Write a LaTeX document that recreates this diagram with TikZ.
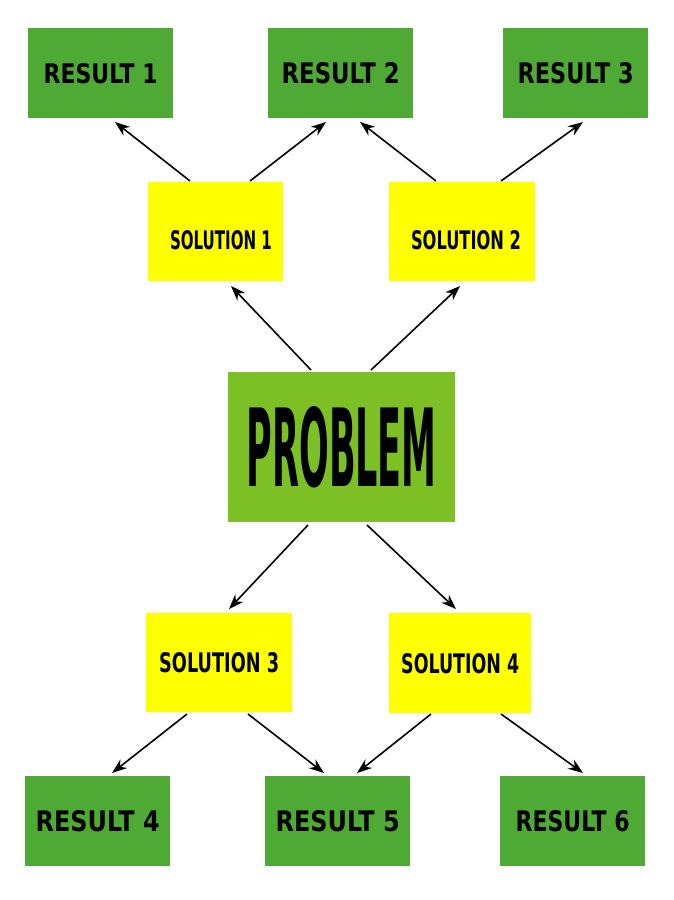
\documentclass[tikz,border=0pt]{standalone}
\usepackage{fontspec}
\setmainfont{DejaVu Sans}
\usetikzlibrary{arrows.meta}
\definecolor{resg}{RGB}{78,170,52}
\definecolor{probg}{RGB}{124,192,38}
\definecolor{soly}{RGB}{255,255,0}
\newcommand{\lbl}[3]{\resizebox{#1pt}{#2pt}{\bfseries #3}}
\begin{document}
\begin{tikzpicture}[x=1pt,y=-1pt,
  box/.style={inner sep=0pt,anchor=north west},
  res/.style={box,fill=resg,minimum width=145pt,minimum height=90pt},
  sol/.style={box,fill=soly,minimum width=142pt,minimum height=99pt},
  arr/.style={-{Stealth[length=15pt,width=11pt]},line width=1.6pt}]
\useasboundingbox (0,0) rectangle (673,900);
\node[res] (r1) at (28,28) {\lbl{114}{20}{RESULT 1}};
\node[res] (r2) at (268,28) {\lbl{118}{21}{RESULT 2}};
\node[res] (r3) at (503,28) {\lbl{116}{21}{RESULT 3}};
\node[sol,minimum width=135pt] (s1) at (148,182) {};
\node[sol,minimum width=146pt] (s2) at (389,182) {};
\node[inner sep=0pt] (t1) at (221,240) {\lbl{102}{19}{SOLUTION 1}};
\node[inner sep=0pt] (t2) at (466,240) {\lbl{110}{19}{SOLUTION 2}};
\node[box,fill=probg,minimum width=227pt,minimum height=150pt] (p) at (228,372) {\lbl{190}{80}{PROBLEM}};
\node[sol,minimum width=146pt] (s3) at (146,613) {\lbl{120}{20}{SOLUTION 3}};
\node[sol,minimum width=142pt,minimum height=100pt] (s4) at (389,613) {\lbl{118}{20}{SOLUTION 4}};
\node[res] (r4) at (25,776) {\lbl{124}{21}{RESULT 4}};
\node[res] (r5) at (265,776) {\lbl{124}{21}{RESULT 5}};
\node[res] (r6) at (500,776) {\lbl{114}{21}{RESULT 6}};
\draw[arr] (190,181) -- (115,122);
\draw[arr] (250,181) -- (326,122);
\draw[arr] (436,181) -- (360,122);
\draw[arr] (501,181) -- (583,122);
\draw[arr] (311,370) -- (231,286);
\draw[arr] (371,370) -- (460,286);
\draw[arr] (308,525) -- (229,609);
\draw[arr] (367,525) -- (456,609);
\draw[arr] (187,714) -- (112,773);
\draw[arr] (248,714) -- (324,773);
\draw[arr] (431,714) -- (357,773);
\draw[arr] (501,714) -- (583,773);
\end{tikzpicture}
\end{document}
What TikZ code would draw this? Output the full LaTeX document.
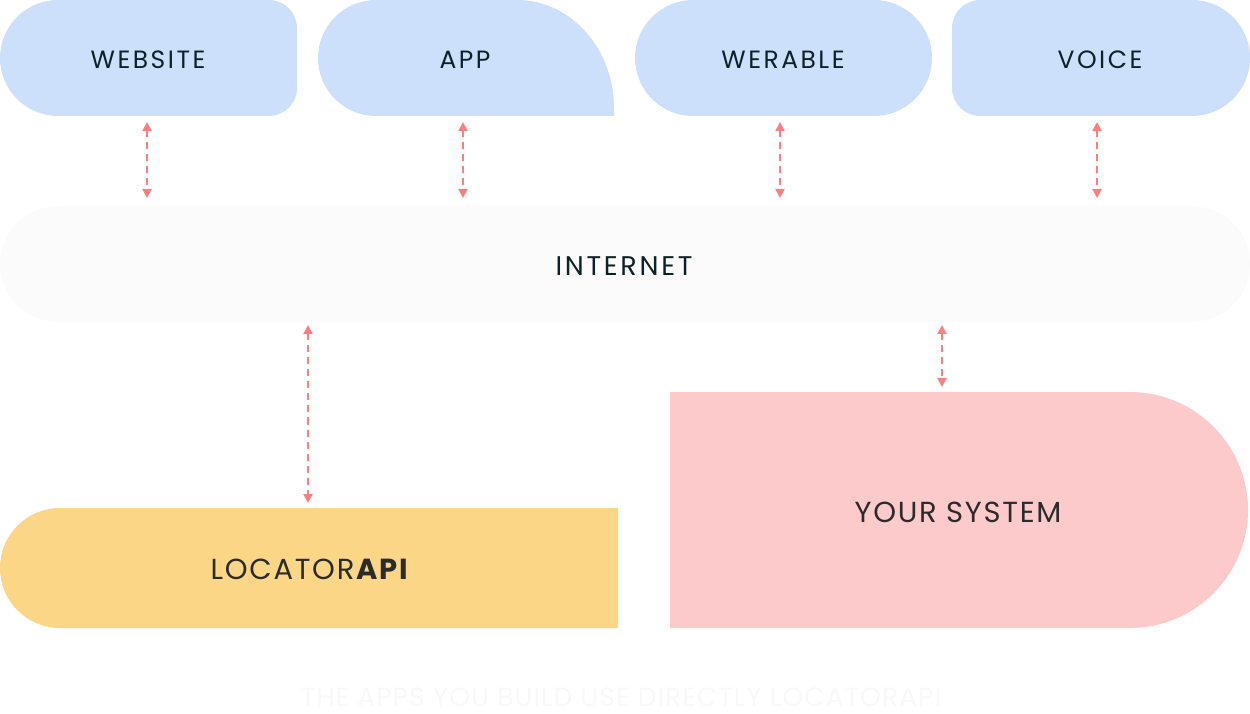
\documentclass[tikz,border=0pt]{standalone}
\usepackage{fontspec}
\setmainfont{Poppins}
\usetikzlibrary{arrows.meta}
\definecolor{bluebox}{HTML}{CCDFFB}
\definecolor{pinkbox}{HTML}{FDCACC}
\definecolor{yellowbox}{HTML}{FBD687}
\definecolor{netbox}{HTML}{FBFBFB}
\definecolor{arrowc}{HTML}{FF7F7F}
\definecolor{tdark}{HTML}{0D2228}
\definecolor{tgray}{HTML}{2D2A2A}
\definecolor{faint}{HTML}{F8F8F8}
\tikzset{
  lbl/.style={text=tdark, font=\fontsize{25}{29}\selectfont\addfontfeatures{LetterSpace=10}, inner sep=0pt},
  netlbl/.style={text=tdark, font=\fontsize{27}{31}\selectfont\addfontfeatures{LetterSpace=10}, inner sep=0pt},
  lbl2/.style={text=tgray, font=\fontsize{29}{33}\selectfont\addfontfeatures{LetterSpace=6}, inner sep=0pt},
  conn/.style={draw=arrowc, line width=2pt, dash pattern=on 7pt off 5pt, {Triangle[length=9pt,width=9pt]}-{Triangle[length=9pt,width=9pt]}}
}
\begin{document}
\begin{tikzpicture}[x=1pt,y=1pt]
\useasboundingbox (0,0) rectangle (1250,713);
\clip (0,0) rectangle (1250,713);
% top boxes
\fill[bluebox] (58,713) -- (269,713) arc[start angle=90,end angle=0,radius=28pt] -- (297,625) arc[start angle=0,end angle=-90,radius=28pt] -- (58,597) arc[start angle=270,end angle=90,radius=58pt] -- cycle;
\fill[bluebox] (376,713) -- (517,713) arc[start angle=90,end angle=0,x radius=97pt,y radius=108pt] -- (614,597) -- (376,597) arc[start angle=270,end angle=90,radius=58pt] -- cycle;
\fill[bluebox] (693,713) -- (874,713) arc[start angle=90,end angle=-90,radius=58pt] -- (693,597) arc[start angle=270,end angle=90,radius=58pt] -- cycle;
\fill[bluebox] (980,713) -- (1192,713) arc[start angle=90,end angle=-90,radius=58pt] -- (980,597) arc[start angle=270,end angle=180,radius=28pt] -- (952,685) arc[start angle=180,end angle=90,radius=28pt] -- cycle;
% internet
\fill[netbox] (58,507) -- (1192,507) arc[start angle=90,end angle=-90,radius=58pt] -- (58,391) arc[start angle=270,end angle=90,radius=58pt] -- cycle;
% locator
\fill[yellowbox] (60,205) -- (618,205) -- (618,85) -- (60,85) arc[start angle=270,end angle=90,radius=60pt] -- cycle;
% your system
\fill[pinkbox] (670,321) -- (1130,321) arc[start angle=90,end angle=-90,radius=118pt] -- (670,85) -- cycle;
% labels
\node[lbl] (web) at (148,653) {WEBSITE};
\node[lbl] (app) at (465,653) {APP};
\node[lbl] (wear) at (783,653) {WERABLE};
\node[lbl] (voice) at (1100,653) {VOICE};
\node[netlbl] (net) at (624,447) {INTERNET};
\node[lbl2] (loc) at (310,144) {LOCATOR\textbf{API}};
\node[lbl2] (sys) at (958,201) {YOUR SYSTEM};
\node[text=faint, anchor=base, inner sep=0pt, font=\fontsize{26.5}{30}\selectfont\addfontfeatures{LetterSpace=4}] (tag) at (621,7) {THE APPS YOU BUILD USE DIRECTLY LOCATORAPI};
% connector ends
\coordinate (a1) at (147,591); \coordinate (b1) at (147,515);
\coordinate (a2) at (463,591); \coordinate (b2) at (463,515);
\coordinate (a3) at (780,591); \coordinate (b3) at (780,515);
\coordinate (a4) at (1097,591); \coordinate (b4) at (1097,515);
\coordinate (c1) at (308,388); \coordinate (d1) at (308,210);
\coordinate (c2) at (942,388); \coordinate (d2) at (942,326);
\draw[conn] (a1) -- (b1);
\draw[conn] (a2) -- (b2);
\draw[conn] (a3) -- (b3);
\draw[conn] (a4) -- (b4);
\draw[conn] (c1) -- (d1);
\draw[conn] (c2) -- (d2);
\end{tikzpicture}
\end{document}
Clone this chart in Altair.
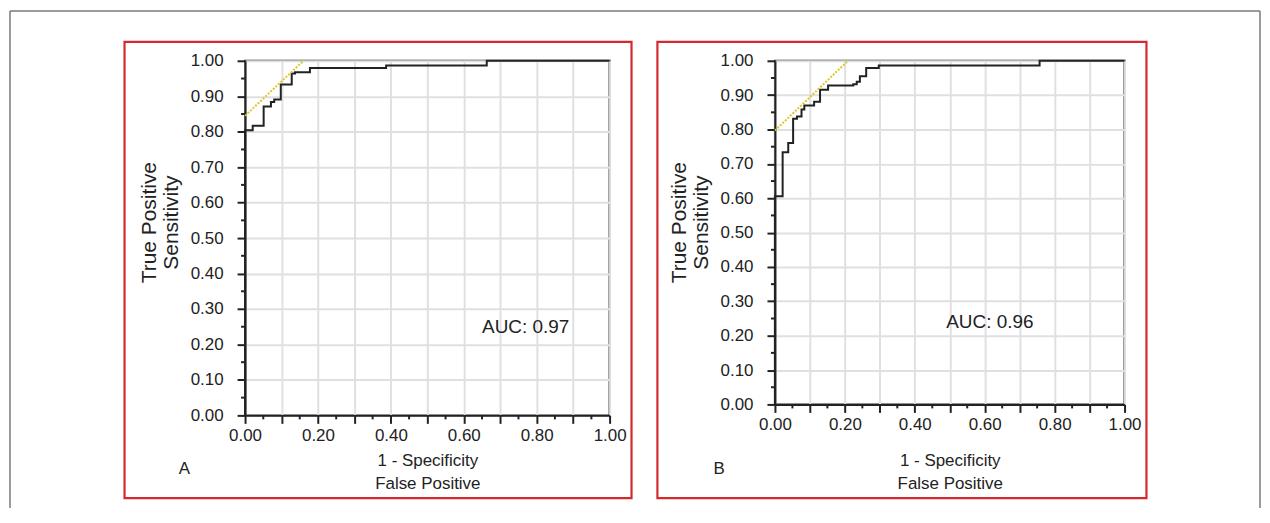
import altair as alt
import pandas as pd

# ---- data ----
a_fpr = [0.0, 0.0, 0.021, 0.051, 0.071, 0.080, 0.098, 0.128, 0.137, 0.178, 0.387, 0.663, 1.0]
a_tpr = [0.0, 0.804, 0.817, 0.871, 0.884, 0.891, 0.933, 0.964, 0.968, 0.980, 0.987, 1.0, 1.0]

b_fpr = [0.0, 0.0, 0.022, 0.038, 0.052, 0.063, 0.076, 0.084, 0.112, 0.129, 0.152,
         0.224, 0.234, 0.243, 0.261, 0.297, 0.757, 1.0]
b_tpr = [0.0, 0.606, 0.734, 0.761, 0.831, 0.838, 0.858, 0.870, 0.881, 0.916, 0.928,
         0.932, 0.939, 0.955, 0.979, 0.986, 1.0, 1.0]

a_tan_x = [0.0, 0.160]
a_tan_y = [0.845, 1.0]
b_tan_x = [0.0, 0.209]
b_tan_y = [0.797, 1.0]

major_ticks = [0.0, 0.1, 0.2, 0.3, 0.4, 0.5, 0.6, 0.7, 0.8, 0.9, 1.0]
minor_ticks = [0.05, 0.15, 0.25, 0.35, 0.45, 0.55, 0.65, 0.75, 0.85, 0.95]

auc_labels = ["AUC: 0.97", "AUC: 0.96"]
panel_labels = ["A", "B"]
x_title = ["1 - Specificity", "False Positive"]
y_title = ["True Positive", "Sensitivity"]

FONT = "'Liberation Sans', Arial, sans-serif"
INK = "#222222"
RED = "#d42a2e"
GRAY = "#7a7a7a"
YEL = "#d8c82a"


def one_row():
    return pd.DataFrame({"k": [0]})


def panel(fpr, tpr, tx, ty, w, h, auc, plabel, red_box, auc_pos, lab_pos, xtitle_pad, outer=None):
    xs = alt.Scale(domain=[0, 1], nice=False, zero=False)
    ys = alt.Scale(domain=[0, 1], nice=False, zero=False)
    common = dict(
        values=major_ticks, tickSize=8, tickWidth=2, tickColor=INK,
        domainColor=INK, domainWidth=2, gridColor="#e0e0e0", gridWidth=2,
        labelColor=INK, labelOverlap=False, labelFlush=False,
        titleColor=INK, titleFontWeight="normal",
    )
    x_axis = alt.Axis(
        title=x_title, labelExpr="round(datum.value*10) % 2 == 0 ? format(datum.value, '.2f') : ''",
        labelFont=FONT, labelFontSize=17, labelPadding=4,
        titleFont=FONT, titleFontSize=17, titlePadding=xtitle_pad, titleLineHeight=23, **common)
    y_axis = alt.Axis(
        title=y_title, labelExpr="format(datum.value, '.2f')",
        labelFont=FONT, labelFontSize=17, labelPadding=14,
        titleFont=FONT, titleFontSize=21, titlePadding=9, titleLineHeight=22,
        titleY=162, **common)

    cdf = pd.DataFrame({"fpr": fpr, "tpr": tpr, "i": list(range(len(fpr)))})
    curve = alt.Chart(cdf).mark_line(interpolate="step-after", color=INK, strokeWidth=2).encode(
        x=alt.X("fpr:Q", scale=xs, axis=x_axis),
        y=alt.Y("tpr:Q", scale=ys, axis=y_axis),
        order=alt.Order("i:Q"),
    )
    tdf = pd.DataFrame({"fpr": tx, "tpr": ty})
    tangent = alt.Chart(tdf).mark_line(color=YEL, strokeWidth=2, strokeDash=[2, 1.5]).encode(
        x=alt.X("fpr:Q", scale=xs, axis=x_axis), y=alt.Y("tpr:Q", scale=ys, axis=y_axis))

    mdf = pd.DataFrame({"fpr": minor_ticks, "tpr": minor_ticks})
    xminor = alt.Chart(mdf).mark_rule(color=INK, strokeWidth=2).encode(
        x=alt.X("fpr:Q", scale=xs, axis=x_axis), y=alt.value(h), y2=alt.value(h + 4))
    yminor = alt.Chart(mdf).mark_rule(color=INK, strokeWidth=2).encode(
        y=alt.Y("tpr:Q", scale=ys, axis=y_axis), x=alt.value(0), x2=alt.value(-4))

    auc_t = alt.Chart(one_row()).mark_text(
        font=FONT, fontSize=19, color=INK, align="left", baseline="middle").encode(
        x=alt.value(auc_pos[0]), y=alt.value(auc_pos[1]), text=alt.value(auc))
    lab_t = alt.Chart(one_row()).mark_text(
        font=FONT, fontSize=17, color=INK, align="center", baseline="middle").encode(
        x=alt.value(lab_pos[0]), y=alt.value(lab_pos[1]), text=alt.value(plabel))
    box = alt.Chart(one_row()).mark_rect(filled=False, stroke=RED, strokeWidth=2.2).encode(
        x=alt.value(red_box[0]), x2=alt.value(red_box[1]),
        y=alt.value(red_box[2]), y2=alt.value(red_box[3]))

    layers = [curve, tangent, xminor, yminor, auc_t, lab_t, box]
    if outer is not None:
        l, r, t, b = outer
        layers += [
            alt.Chart(one_row()).mark_rule(color=GRAY, strokeWidth=1.5).encode(
                x=alt.value(l), y=alt.value(t), y2=alt.value(b)),
            alt.Chart(one_row()).mark_rule(color=GRAY, strokeWidth=1.5).encode(
                x=alt.value(r), y=alt.value(t), y2=alt.value(b)),
            alt.Chart(one_row()).mark_rule(color=GRAY, strokeWidth=1.5).encode(
                x=alt.value(l), x2=alt.value(r), y=alt.value(t)),
        ]
    return alt.layer(*layers).properties(width=w, height=h)


pa = panel(a_fpr, a_tpr, a_tan_x, a_tan_y, 366, 356, auc_labels[0], panel_labels[0],
           red_box=(-121, 388, -19, 439), auc_pos=(238, 267), lab_pos=(-61, 410),
           xtitle_pad=9, outer=(-236, 1019, -50, 449))
pb = panel(b_fpr, b_tpr, b_tan_x, b_tan_y, 351, 345, auc_labels[1], panel_labels[1],
           red_box=(-118, 373, -19, 439), auc_pos=(172, 262), lab_pos=(-56, 410),
           xtitle_pad=20)

chart = alt.hconcat(pa, pb, spacing=166, bounds="flush").properties(
    padding=0, background="white"
).configure_view(stroke=INK, strokeWidth=2)

chart.save("out.html", embed_options={"renderer": "svg", "actions": False})
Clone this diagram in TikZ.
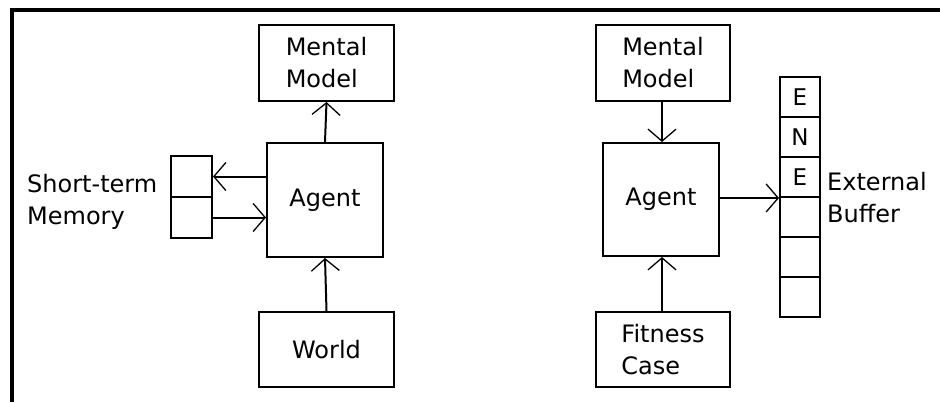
\documentclass[tikz,border=0pt]{standalone}
\usepackage{fontspec}
\setmainfont{DejaVu Sans}
\usetikzlibrary{arrows.meta}
\begin{document}
\begin{tikzpicture}[x=1pt,y=-1pt,
  lbl/.style={font=\fontsize{24}{32}\selectfont, align=left},
  box/.style={draw, line width=2pt, inner sep=0pt, lbl},
  cell/.style={draw, line width=2pt, inner sep=0pt, minimum width=40pt, minimum height=40pt, font=\fontsize{23}{26}\selectfont},
  arr/.style={line width=2pt, -{Straight Barb[length=12pt,width=28pt,line width=1.3pt]}}]
  \useasboundingbox (0,0) rectangle (940,402);
  % outer frame (top and left edges)
  \draw[line width=4pt] (12,402) -- (12,10.3) -- (940,10.3);

  % left diagram
  \node[box, minimum width=135pt, minimum height=76pt] (mmL) at (326.5,63) {Mental\\Model};
  \node[box, minimum width=116pt, minimum height=114pt] (agL) at (325,200) {Agent};
  \node[box, minimum width=135pt, minimum height=75pt] (world) at (326.5,349.5) {World};
  \node[cell, minimum width=41pt, minimum height=41pt] (stm1) at (191.5,176.5) {};
  \node[cell, minimum width=41pt, minimum height=41pt] (stm2) at (191.5,217.5) {};
  \node[lbl, anchor=west, inner sep=0pt] (stmlbl) at (27,201.5) {Short-term\\Memory};
  \draw[arr] (agL.west |- stm1.east) -- (stm1.east);
  \draw[arr] (stm2.east) -- (agL.west |- stm2.east);
  \draw[arr] (agL.north) -- (mmL.south);
  \draw[arr] (world.north) -- (agL.south);

  % right diagram
  \node[box, minimum width=134pt, minimum height=76pt] (mmR) at (663,63) {Mental\\Model};
  \node[box, minimum width=116pt, minimum height=113pt] (agR) at (661,199.5) {Agent};
  \node[box, minimum width=134pt, minimum height=75pt] (fit) at (663,349.5) {Fitness\\Case};
  \foreach \i/\t in {1/E,2/N,3/E,4/,5/,6/}
    \node[cell] (b\i) at (800,{57+40*\i}) {\t};
  \node[lbl, anchor=west, inner sep=0pt] (buflbl) at (827,197.5) {External\\Buffer};
  \draw[arr] (mmR.south -| 662,0) -- (agR.north -| 662,0);
  \draw[arr] (fit.north -| 662,0) -- (agR.south -| 662,0);
  \draw[arr] (agR.east |- b3.south west) -- (b3.south west);
\end{tikzpicture}
\end{document}
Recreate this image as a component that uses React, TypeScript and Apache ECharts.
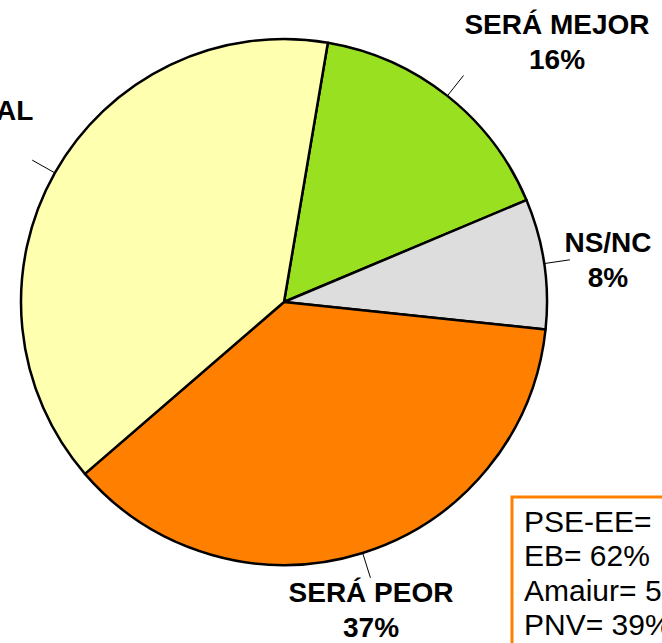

__Work instructions__
Work out how many lines above have the string "diagram" in them, and give only the number.

__Completed exercise__
4